A-levels go gender neutral: Leading exam board allows students to opt out of boys and girls classifications

Posted on: 2018-08-14 20:30:00

For the first time this summer, teenagers who do not identify with either gender are able to request that male and female flags are removed from EdExcel’s system.

EdExcel, which is owned by the education company Pearson, has also axed gender categories completely from the documents that students receive on results day with their grades.

Compiling information about students’ gender enables exam boards to examine trends in results over time, such as whether boys or girls are dominating the top gradeshow many girls are taking STEM subjects compared to boys.

However, the Joint Council for Qualifications (JCQ), which represents the UK’s major exam boards, said that the introduction of a gender neutral option would not affect national trends since numbers would be too low to have an impact.

EdExcel is the first major exam board to have made changes to accommodate non-binary pupils, but others intend to follow suit.

OCR and AQA are both examining their systems to see whether similar changes can be made, The Daily Telegraph understands.

A spokesperson for Pearson said:  "We are continuing to look at how non-binary students can have the option of signalling that they do not wish to be classed as either male or female when they register for a qualification and receive results with Pearson Edexcel.
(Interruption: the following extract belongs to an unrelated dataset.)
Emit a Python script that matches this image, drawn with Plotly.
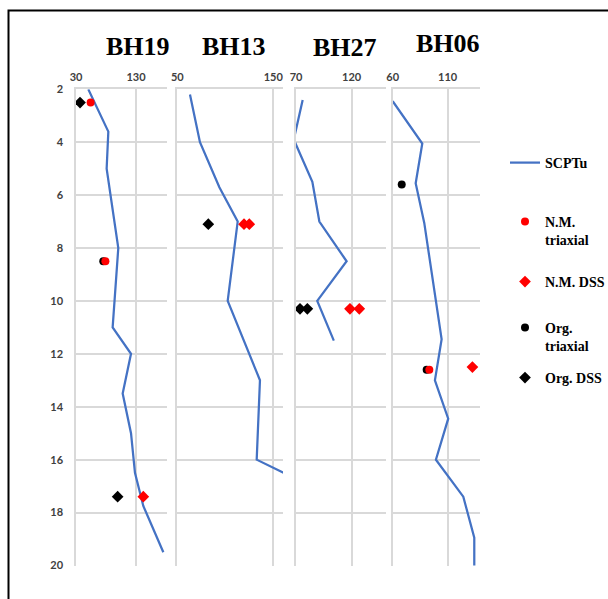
import plotly.graph_objects as go

# ---- data -------------------------------------------------------------
boreholes = ["BH19", "BH13", "BH27", "BH06"]

# SCPTu profiles: value vs depth
bh19_scptu_val = [50.5, 83.9, 81.1, 100.5, 91.1, 121.7, 107.8, 121.7, 128.3, 142.2, 175.6]
bh19_scptu_dep = [2.0, 3.6, 5.0, 8.0, 11.0, 12.0, 13.5, 15.0, 16.5, 17.75, 19.5]

bh13_scptu_val = [63.2, 73.6, 93.8, 112.9, 102.5, 136.1, 132.7, 175.0]
bh13_scptu_dep = [2.2, 4.0, 5.7, 7.0, 10.0, 13.0, 16.0, 16.75]

bh27_scptu_val = [76.0, 68.0, 84.7, 91.0, 115.5, 89.1, 104.0]
bh27_scptu_dep = [2.4, 3.9, 5.5, 7.0, 8.5, 10.0, 11.5]

bh06_scptu_val = [60.0, 86.9, 80.9, 88.7, 104.5, 98.4, 110.5, 99.3, 124.2, 134.2, 134.2]
bh06_scptu_dep = [2.45, 4.05, 5.55, 7.05, 11.45, 13.0, 14.45, 16.0, 17.4, 18.95, 20.0]

scptu_val = [bh19_scptu_val, bh13_scptu_val, bh27_scptu_val, bh06_scptu_val]
scptu_dep = [bh19_scptu_dep, bh13_scptu_dep, bh27_scptu_dep, bh06_scptu_dep]

# Laboratory results per borehole (value, depth)
nm_triaxial_val = [[54.4, 79.0], [], [], [93.3]]
nm_triaxial_dep = [[2.5, 8.5], [], [], [12.6]]

nm_dss_val = [[142.2], [119.5, 125.0], [118.5, 126.9], [132.5]]
nm_dss_dep = [[17.4], [7.1, 7.1], [10.3, 10.3], [12.5]]

org_triaxial_val = [[75.5], [], [], [68.2, 90.9]]
org_triaxial_dep = [[8.5], [], [], [5.6, 12.6]]

org_dss_val = [[36.7, 99.4], [82.3], [73.6, 80.2], []]
org_dss_dep = [[2.5, 17.4], [7.1], [10.3, 10.3], []]

# axis setup per borehole
x_min = [30, 50, 70, 60]
x_max = [181.7, 160.1, 150.9, 139.4]
x_dtick = [100, 100, 50, 50]
depth_ticks = [2, 4, 6, 8, 10, 12, 14, 16, 18, 20]

# ---- layout geometry ----------------------------------------------------
W, H = 608, 599
x_domains = [(76, 167), (177.3, 283), (296, 386), (392.7, 480)]
y_top_px, y_bot_px = 89.3, 566.0
title_x_px = [137.5, 234, 345, 448]
title_y_px = [46, 46, 47, 43]

LINE_BLUE = "#4472C4"
GRID = "#d9d9d9"
TICK_FONT = dict(family="Lato", size=11, color="#404040", weight="bold")

fig = go.Figure()

for i in range(4):
    xa = "x" if i == 0 else f"x{i + 1}"
    ya = "y" if i == 0 else f"y{i + 1}"
    fig.add_trace(go.Scatter(
        x=scptu_val[i], y=scptu_dep[i], mode="lines",
        line=dict(color=LINE_BLUE, width=2.25),
        name="SCPTu", legendgroup="scptu", legend="legend",
        showlegend=(i == 0), xaxis=xa, yaxis=ya))
    fig.add_trace(go.Scatter(
        x=org_triaxial_val[i], y=org_triaxial_dep[i], mode="markers",
        marker=dict(symbol="circle", size=8, color="black"),
        name="Org.<br>triaxial", legendgroup="orgtri", legend="legend4",
        showlegend=(i == 0), xaxis=xa, yaxis=ya))
    fig.add_trace(go.Scatter(
        x=nm_triaxial_val[i], y=nm_triaxial_dep[i], mode="markers",
        marker=dict(symbol="circle", size=8, color="red"),
        name="N.M.<br>triaxial", legendgroup="nmtri", legend="legend2",
        showlegend=(i == 0), xaxis=xa, yaxis=ya))
    fig.add_trace(go.Scatter(
        x=org_dss_val[i], y=org_dss_dep[i], mode="markers",
        marker=dict(symbol="diamond", size=9, color="black"),
        name="Org. DSS", legendgroup="orgdss", legend="legend5",
        showlegend=(i == 0), xaxis=xa, yaxis=ya))
    fig.add_trace(go.Scatter(
        x=nm_dss_val[i], y=nm_dss_dep[i], mode="markers",
        marker=dict(symbol="diamond", size=9, color="red"),
        name="N.M. DSS", legendgroup="nmdss", legend="legend3",
        showlegend=(i == 0), xaxis=xa, yaxis=ya))

layout = dict(
    width=W, height=H,
    margin=dict(l=0, r=0, t=0, b=0, autoexpand=False),
    paper_bgcolor="white", plot_bgcolor="white",
    showlegend=True,
)

ydom = [1 - y_bot_px / H, 1 - y_top_px / H]
for i in range(4):
    xk = "xaxis" if i == 0 else f"xaxis{i + 1}"
    yk = "yaxis" if i == 0 else f"yaxis{i + 1}"
    ya = "y" if i == 0 else f"y{i + 1}"
    xa = "x" if i == 0 else f"x{i + 1}"
    layout[xk] = dict(
        domain=[x_domains[i][0] / W, x_domains[i][1] / W],
        anchor=ya, side="top", range=[x_min[i], x_max[i]],
        tick0=x_min[i], dtick=x_dtick[i], ticks="",
        showgrid=True, gridcolor=GRID, gridwidth=1.5,
        showline=True, linecolor=GRID, linewidth=1.5,
        zeroline=False, tickfont=TICK_FONT, ticklabelstandoff=2,
        automargin=False,
    )
    layout[yk] = dict(
        domain=ydom, anchor=xa, range=[20.02, 2],
        tickvals=depth_ticks, ticks="",
        showgrid=True, gridcolor=GRID, gridwidth=1.5,
        showline=True, linecolor=GRID, linewidth=1.5,
        zeroline=False, showticklabels=(i == 0),
        tickfont=TICK_FONT, ticklabelstandoff=9,
        automargin=False,
    )
    if i > 0:
        layout[yk]["matches"] = "y"

fig.update_layout(**layout)

# borehole titles
for name, xp, yp in zip(boreholes, title_x_px, title_y_px):
    fig.add_annotation(
        text=f"<b>{name}</b>", x=xp / W, y=1 - yp / H,
        xref="paper", yref="paper", showarrow=False,
        xanchor="center", yanchor="middle",
        font=dict(family="Liberation Serif", size=26, color="black"))

# legends, one box per entry
LEG_FONT = dict(family="Liberation Serif", size=14, color="black", weight="bold")
leg_y_px = {"legend": 163, "legend2": 231, "legend3": 282, "legend4": 337, "legend5": 378}
for key, yp in leg_y_px.items():
    fig.update_layout(**{key: dict(
        x=505 / W, y=1 - yp / H, xanchor="left", yanchor="middle",
        bgcolor="rgba(0,0,0,0)", borderwidth=0, font=LEG_FONT,
        itemwidth=30, valign="top")})

# outer frame
fig.add_shape(type="rect", xref="paper", yref="paper",
              x0=8.5 / W, x1=1.02, y0=-0.02, y1=1 - 10.5 / H,
              line=dict(color="black", width=2), layer="above")

fig.write_html("out.html")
“For this summer we have removed the gender flag altogether from the documents students receive from us, and we are giving them the option of removing the male/female flag on our qualifications systems by requesting this through their school or college."

Pearson said it is working on a number of initiatives with the charity Stonewall aimed at boosting “diversity and inclusion”.  
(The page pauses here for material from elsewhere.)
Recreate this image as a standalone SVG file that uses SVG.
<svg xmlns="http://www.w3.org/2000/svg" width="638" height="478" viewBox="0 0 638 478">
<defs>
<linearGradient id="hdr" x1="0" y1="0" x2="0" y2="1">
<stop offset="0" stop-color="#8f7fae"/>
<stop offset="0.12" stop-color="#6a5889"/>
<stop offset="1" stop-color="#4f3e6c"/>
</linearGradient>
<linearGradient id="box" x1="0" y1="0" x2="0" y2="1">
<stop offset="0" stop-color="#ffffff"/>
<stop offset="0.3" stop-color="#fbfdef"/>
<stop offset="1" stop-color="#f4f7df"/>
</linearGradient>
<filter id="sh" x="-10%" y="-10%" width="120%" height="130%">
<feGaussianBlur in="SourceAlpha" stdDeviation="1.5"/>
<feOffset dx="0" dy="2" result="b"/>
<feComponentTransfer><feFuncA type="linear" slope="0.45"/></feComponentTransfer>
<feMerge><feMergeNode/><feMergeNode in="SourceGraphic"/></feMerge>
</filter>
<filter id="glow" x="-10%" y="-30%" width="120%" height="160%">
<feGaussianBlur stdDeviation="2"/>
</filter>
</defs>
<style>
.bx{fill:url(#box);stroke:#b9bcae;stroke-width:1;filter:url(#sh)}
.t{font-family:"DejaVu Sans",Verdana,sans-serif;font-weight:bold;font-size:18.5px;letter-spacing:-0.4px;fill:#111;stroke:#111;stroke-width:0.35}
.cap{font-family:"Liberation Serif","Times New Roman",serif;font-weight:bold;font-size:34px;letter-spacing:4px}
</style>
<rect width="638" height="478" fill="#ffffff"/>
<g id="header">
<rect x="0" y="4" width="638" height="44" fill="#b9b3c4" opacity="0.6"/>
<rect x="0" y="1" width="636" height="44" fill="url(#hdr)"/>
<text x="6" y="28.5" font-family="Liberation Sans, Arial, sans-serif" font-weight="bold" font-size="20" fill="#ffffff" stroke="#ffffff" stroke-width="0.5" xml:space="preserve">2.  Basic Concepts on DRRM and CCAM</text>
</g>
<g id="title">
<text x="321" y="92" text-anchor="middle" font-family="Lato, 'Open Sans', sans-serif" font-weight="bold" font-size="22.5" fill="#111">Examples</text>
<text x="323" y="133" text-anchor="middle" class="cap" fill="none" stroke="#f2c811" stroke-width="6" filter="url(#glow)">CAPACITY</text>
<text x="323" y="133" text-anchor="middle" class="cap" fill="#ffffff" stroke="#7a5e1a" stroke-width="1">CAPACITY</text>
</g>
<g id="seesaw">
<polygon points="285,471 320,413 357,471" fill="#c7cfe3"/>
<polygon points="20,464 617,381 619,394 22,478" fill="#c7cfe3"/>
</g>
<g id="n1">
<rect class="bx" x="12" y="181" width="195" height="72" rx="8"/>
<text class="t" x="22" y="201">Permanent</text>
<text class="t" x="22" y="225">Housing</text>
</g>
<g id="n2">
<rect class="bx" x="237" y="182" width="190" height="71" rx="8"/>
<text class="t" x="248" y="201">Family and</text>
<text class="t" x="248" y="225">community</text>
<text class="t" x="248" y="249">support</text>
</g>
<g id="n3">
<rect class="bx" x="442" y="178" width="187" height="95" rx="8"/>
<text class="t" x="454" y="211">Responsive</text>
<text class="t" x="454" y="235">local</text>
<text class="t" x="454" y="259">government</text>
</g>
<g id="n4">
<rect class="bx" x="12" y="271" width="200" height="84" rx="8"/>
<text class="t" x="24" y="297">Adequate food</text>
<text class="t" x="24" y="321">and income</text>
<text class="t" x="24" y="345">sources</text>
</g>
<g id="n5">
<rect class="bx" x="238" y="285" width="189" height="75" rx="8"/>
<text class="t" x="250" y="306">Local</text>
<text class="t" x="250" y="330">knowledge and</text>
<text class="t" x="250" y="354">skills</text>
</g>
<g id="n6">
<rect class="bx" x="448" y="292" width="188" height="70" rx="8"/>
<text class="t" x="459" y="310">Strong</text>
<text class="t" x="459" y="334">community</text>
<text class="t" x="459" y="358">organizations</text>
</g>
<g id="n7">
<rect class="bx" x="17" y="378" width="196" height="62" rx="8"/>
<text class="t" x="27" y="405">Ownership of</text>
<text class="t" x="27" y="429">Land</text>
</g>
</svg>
Earlier this year, Pearson announced that its school textbooks will be updated to include "same sex" couples in their questions. It said it will update all of its products and resources to ensure they are "LGBT inclusive".

Exam boards already have a process in place for transgender student who transition after sitting their exams, and want to change the information on their certificate to reflect their new identity. 

A JCQ spokesperson said: “Schools and colleges enter students for examinations and designate a gender for their candidates. Where a candidate has no designated gender JCQ does not enter their results for national reporting.  

“The number of candidates is small and does not have a material impact on the aggregated results.  Awarding bodies continue to work towards supporting non-binary candidates.”

Last year, boys beat girls to top A-level grades for the first time in 17 years, with the dramatic reversal of fortunes thought to be fuelled by the new "tougher" A-levels.

"It's great to see organisations like Pearson taking steps to be more inclusive of all gender identities" - Sidonie Bertrand Shelton, head of education programmes at Stonewall

In the subjects that have a reformed syllabus and course structure, the top grades of girls have drastically declined in percentage points compared to last year.

This year, boys are expected to score more A and A* grades than girls in the new A-levels, according to a Buckingham University report.

It predicts that boys' performance will improve this year in England because there are twice as many new tough A-levels, which are tested by exams, rather than coursework.

Sidonie Bertrand Shelton, head of education programmes at Stonewall, said: "It’s great to see organisations like Pearson taking steps to be more inclusive of all gender identities.

"By offering non-binary students a voluntary way to express their identity schools will get a better understanding of who makes up their student body.

"Having more inclusive data will help schools create more welcoming environments and ensure every student is accepted without exception.’